Question

Determine whether the statement is true or false. If it is false, explain why or give an example that shows it is false. It is possible for a parabola to intersect its directrix.

Answer

**step1 Understand the Definition of a Parabola**

A parabola is defined as the set of all points that are equidistant from a fixed point, called the focus, and a fixed line, called the directrix. This means for any point P on the parabola, its distance to the focus (PF) is equal to its perpendicular distance to the directrix (PD).

$$ \text{PF} = \text{PD} $$

**step2 Analyze the Condition for Intersection**

If a parabola were to intersect its directrix, there would be at least one point P that lies on both the parabola and the directrix. Let's examine what this would imply based on the definition of a parabola.

If point P is on the directrix, then its distance to the directrix (PD) is 0.

$$ \text{PD} = 0 $$

Since P is also on the parabola, according to the definition from Step 1, its distance to the focus (PF) must be equal to its distance to the directrix (PD).

$$ \text{PF} = \text{PD} $$

Substituting PD = 0 into this equation, we get:

$$ \text{PF} = 0 $$

**step3 Determine the Location of Point P**

If the distance from point P to the focus (PF) is 0, it means that point P must be the same point as the focus. Therefore, for an intersection to occur, the focus must lie on the directrix.

**step4 State the Conclusion Regarding the Focus and Directrix**

However, for a non-degenerate parabola (a parabola that forms a curve and not just a single point or a line), the focus is *never* located on the directrix. If the focus were on the directrix, the set of points equidistant from them would not form a standard parabola; it would either be just the focus point itself (where PF=PD=0) or undefined in a way that doesn't produce a curve.

Therefore, it is impossible for a parabola to intersect its directrix.

Alternative answer

Answer:
False Explain
This is a question about <the definition of a parabola and its parts>. The solving step is:

First, let's remember what a parabola is! It's like a special U-shaped curve. The really cool thing about a parabola is that *every single point* on the U-shape is the exact same distance from two things: a special point called the "focus" and a special straight line called the "directrix."

Now, imagine what would happen if the U-shape (the parabola) actually touched or crossed the straight line (the directrix).
If a point on the parabola were to touch the directrix, then its distance from the directrix would be zero, right? Because it's right on top of it!
But because of the rule for parabolas, if its distance from the directrix is zero, then its distance from the focus *must also be zero*!
The only way your distance from a point can be zero is if you are *right there* at that point. So, if a point on the parabola touched the directrix, that point would also have to be the focus itself.

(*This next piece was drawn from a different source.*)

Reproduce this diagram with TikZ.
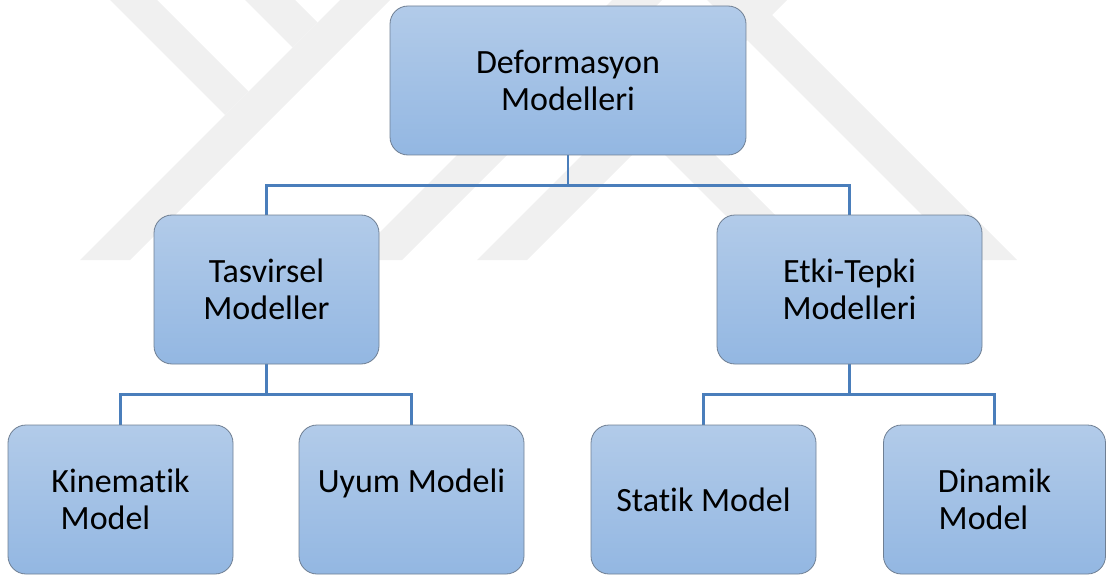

However, the focus is always *inside* the U-shape, and the directrix is always *outside* the U-shape. They are never in the same place. If the focus were actually on the directrix, the U-shape wouldn't even form! It would just be a single point (the focus itself). So, because the focus is never on the directrix, a regular parabola can never ever intersect (touch or cross) its directrix. That's why the statement is false!

Alternative answer

Answer: False Explain
This is a question about <the definition of a parabola>. The solving step is:

1. **Remember what a parabola is:** I learned that a parabola is a special curve. Every single point on that curve is the exact same distance from two important things: a fixed point called the **focus** and a fixed straight line called the **directrix**.
2. **Think about what "intersect" means:** If a parabola were to intersect its directrix, it would mean there's at least one point that is *on both the parabola and the directrix*.
3. **Imagine a point on the directrix:** Let's say there's a point, let's call it 'P', that lies *on* the directrix. If P is on the directrix, then its distance from the directrix is 0 (because it's already on the line!).
4. **Apply the parabola's definition to point P:** For this point P to also be *on the parabola*, it must follow the rule: its distance from the focus must be *equal* to its distance from the directrix.
5. **Put it together:** Since we just figured out that the distance from P to the directrix is 0 (because P is *on* the directrix), then for P to be on the parabola, its distance from the focus *also* has to be 0.
6. **What does distance = 0 mean?** The only way the distance between two points can be 0 is if those two points are actually the *same* point! So, for P to be on both the directrix and the parabola, P would have to be the exact same point as the focus.
7. **Consider the usual parabola:** But in a normal, non-squished parabola, the focus is *never* on the directrix. If the focus were on the directrix, the "parabola" would just shrink down to a single point (the focus itself), which isn't what we usually think of as a parabola.
8. **Conclusion:** Because the focus is always separate from the directrix for a standard parabola, a parabola can never have a point that is on both itself and its directrix. So, it's impossible for them to intersect!